Skip the pictures and repeat each line of the data exactly.

Supplied material:
***

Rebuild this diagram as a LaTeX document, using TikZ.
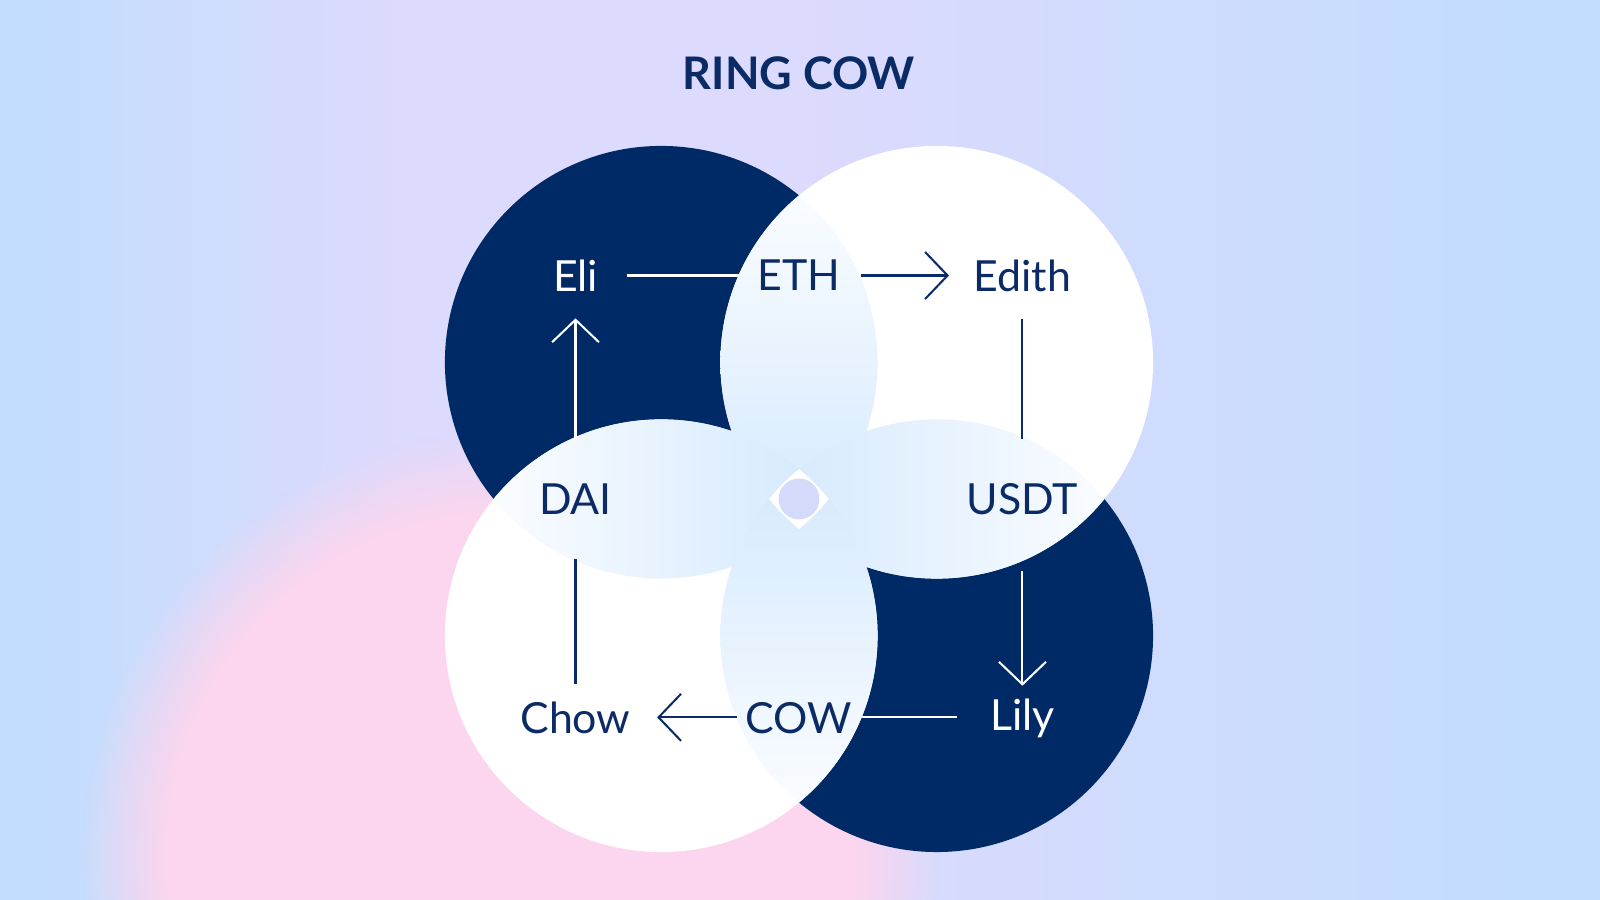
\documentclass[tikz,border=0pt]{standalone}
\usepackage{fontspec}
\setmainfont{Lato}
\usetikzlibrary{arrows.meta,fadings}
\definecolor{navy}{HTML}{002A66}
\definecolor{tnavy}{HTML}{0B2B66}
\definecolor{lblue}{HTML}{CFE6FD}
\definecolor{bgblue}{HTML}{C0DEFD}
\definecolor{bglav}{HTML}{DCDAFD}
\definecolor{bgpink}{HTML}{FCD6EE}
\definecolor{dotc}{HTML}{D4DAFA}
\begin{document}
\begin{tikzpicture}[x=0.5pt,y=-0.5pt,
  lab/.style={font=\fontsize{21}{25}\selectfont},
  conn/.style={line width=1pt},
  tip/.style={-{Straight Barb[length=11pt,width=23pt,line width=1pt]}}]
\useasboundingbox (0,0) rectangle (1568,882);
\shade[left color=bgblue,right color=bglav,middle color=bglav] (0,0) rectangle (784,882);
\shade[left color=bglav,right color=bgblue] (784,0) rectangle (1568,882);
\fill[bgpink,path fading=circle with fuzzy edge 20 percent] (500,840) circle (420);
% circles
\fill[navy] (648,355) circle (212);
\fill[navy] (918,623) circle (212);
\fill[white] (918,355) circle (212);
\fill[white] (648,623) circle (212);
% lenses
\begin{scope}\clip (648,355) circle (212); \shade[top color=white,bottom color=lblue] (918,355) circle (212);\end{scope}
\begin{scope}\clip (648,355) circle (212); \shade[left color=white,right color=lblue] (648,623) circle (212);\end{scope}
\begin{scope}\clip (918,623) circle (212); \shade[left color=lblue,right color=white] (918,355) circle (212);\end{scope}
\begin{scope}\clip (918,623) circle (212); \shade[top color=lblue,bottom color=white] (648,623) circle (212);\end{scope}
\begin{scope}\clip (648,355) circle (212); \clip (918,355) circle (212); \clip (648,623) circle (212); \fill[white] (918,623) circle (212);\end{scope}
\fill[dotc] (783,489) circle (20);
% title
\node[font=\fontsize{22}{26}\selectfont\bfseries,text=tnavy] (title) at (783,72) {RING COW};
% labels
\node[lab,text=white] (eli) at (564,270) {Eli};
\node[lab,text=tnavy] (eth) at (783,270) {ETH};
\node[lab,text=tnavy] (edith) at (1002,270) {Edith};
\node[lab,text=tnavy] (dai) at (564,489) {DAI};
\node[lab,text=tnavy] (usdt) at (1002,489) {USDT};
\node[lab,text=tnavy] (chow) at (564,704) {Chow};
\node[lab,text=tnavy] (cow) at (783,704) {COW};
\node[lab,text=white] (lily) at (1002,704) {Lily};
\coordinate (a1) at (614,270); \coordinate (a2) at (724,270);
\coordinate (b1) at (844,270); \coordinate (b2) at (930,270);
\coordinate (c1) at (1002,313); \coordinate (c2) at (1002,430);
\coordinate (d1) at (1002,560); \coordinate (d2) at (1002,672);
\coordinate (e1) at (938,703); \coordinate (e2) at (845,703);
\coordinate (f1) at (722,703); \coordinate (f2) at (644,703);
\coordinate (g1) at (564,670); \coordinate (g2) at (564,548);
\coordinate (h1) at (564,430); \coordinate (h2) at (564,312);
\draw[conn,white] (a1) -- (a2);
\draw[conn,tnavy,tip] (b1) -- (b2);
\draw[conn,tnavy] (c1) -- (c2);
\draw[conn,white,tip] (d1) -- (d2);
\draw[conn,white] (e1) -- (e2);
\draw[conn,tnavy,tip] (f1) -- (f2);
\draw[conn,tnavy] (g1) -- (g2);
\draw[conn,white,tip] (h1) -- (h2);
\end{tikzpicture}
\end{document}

***

Output of the task:
Rebuild this diagram as a LaTeX document, using TikZ.
\documentclass[tikz,border=0pt]{standalone}
\usepackage{fontspec}
\setmainfont{Lato}
\usetikzlibrary{arrows.meta,fadings}
\definecolor{navy}{HTML}{002A66}
\definecolor{tnavy}{HTML}{0B2B66}
\definecolor{lblue}{HTML}{CFE6FD}
\definecolor{bgblue}{HTML}{C0DEFD}
\definecolor{bglav}{HTML}{DCDAFD}
\definecolor{bgpink}{HTML}{FCD6EE}
\definecolor{dotc}{HTML}{D4DAFA}
\begin{document}
\begin{tikzpicture}[x=0.5pt,y=-0.5pt,
  lab/.style={font=\fontsize{21}{25}\selectfont},
  conn/.style={line width=1pt},
  tip/.style={-{Straight Barb[length=11pt,width=23pt,line width=1pt]}}]
\useasboundingbox (0,0) rectangle (1568,882);
\shade[left color=bgblue,right color=bglav,middle color=bglav] (0,0) rectangle (784,882);
\shade[left color=bglav,right color=bgblue] (784,0) rectangle (1568,882);
\fill[bgpink,path fading=circle with fuzzy edge 20 percent] (500,840) circle (420);
% circles
\fill[navy] (648,355) circle (212);
\fill[navy] (918,623) circle (212);
\fill[white] (918,355) circle (212);
\fill[white] (648,623) circle (212);
% lenses
\begin{scope}\clip (648,355) circle (212); \shade[top color=white,bottom color=lblue] (918,355) circle (212);\end{scope}
\begin{scope}\clip (648,355) circle (212); \shade[left color=white,right color=lblue] (648,623) circle (212);\end{scope}
\begin{scope}\clip (918,623) circle (212); \shade[left color=lblue,right color=white] (918,355) circle (212);\end{scope}
\begin{scope}\clip (918,623) circle (212); \shade[top color=lblue,bottom color=white] (648,623) circle (212);\end{scope}
\begin{scope}\clip (648,355) circle (212); \clip (918,355) circle (212); \clip (648,623) circle (212); \fill[white] (918,623) circle (212);\end{scope}
\fill[dotc] (783,489) circle (20);
% title
\node[font=\fontsize{22}{26}\selectfont\bfseries,text=tnavy] (title) at (783,72) {RING COW};
% labels
\node[lab,text=white] (eli) at (564,270) {Eli};
\node[lab,text=tnavy] (eth) at (783,270) {ETH};
\node[lab,text=tnavy] (edith) at (1002,270) {Edith};
\node[lab,text=tnavy] (dai) at (564,489) {DAI};
\node[lab,text=tnavy] (usdt) at (1002,489) {USDT};
\node[lab,text=tnavy] (chow) at (564,704) {Chow};
\node[lab,text=tnavy] (cow) at (783,704) {COW};
\node[lab,text=white] (lily) at (1002,704) {Lily};
\coordinate (a1) at (614,270); \coordinate (a2) at (724,270);
\coordinate (b1) at (844,270); \coordinate (b2) at (930,270);
\coordinate (c1) at (1002,313); \coordinate (c2) at (1002,430);
\coordinate (d1) at (1002,560); \coordinate (d2) at (1002,672);
\coordinate (e1) at (938,703); \coordinate (e2) at (845,703);
\coordinate (f1) at (722,703); \coordinate (f2) at (644,703);
\coordinate (g1) at (564,670); \coordinate (g2) at (564,548);
\coordinate (h1) at (564,430); \coordinate (h2) at (564,312);
\draw[conn,white] (a1) -- (a2);
\draw[conn,tnavy,tip] (b1) -- (b2);
\draw[conn,tnavy] (c1) -- (c2);
\draw[conn,white,tip] (d1) -- (d2);
\draw[conn,white] (e1) -- (e2);
\draw[conn,tnavy,tip] (f1) -- (f2);
\draw[conn,tnavy] (g1) -- (g2);
\draw[conn,white,tip] (h1) -- (h2);
\end{tikzpicture}
\end{document}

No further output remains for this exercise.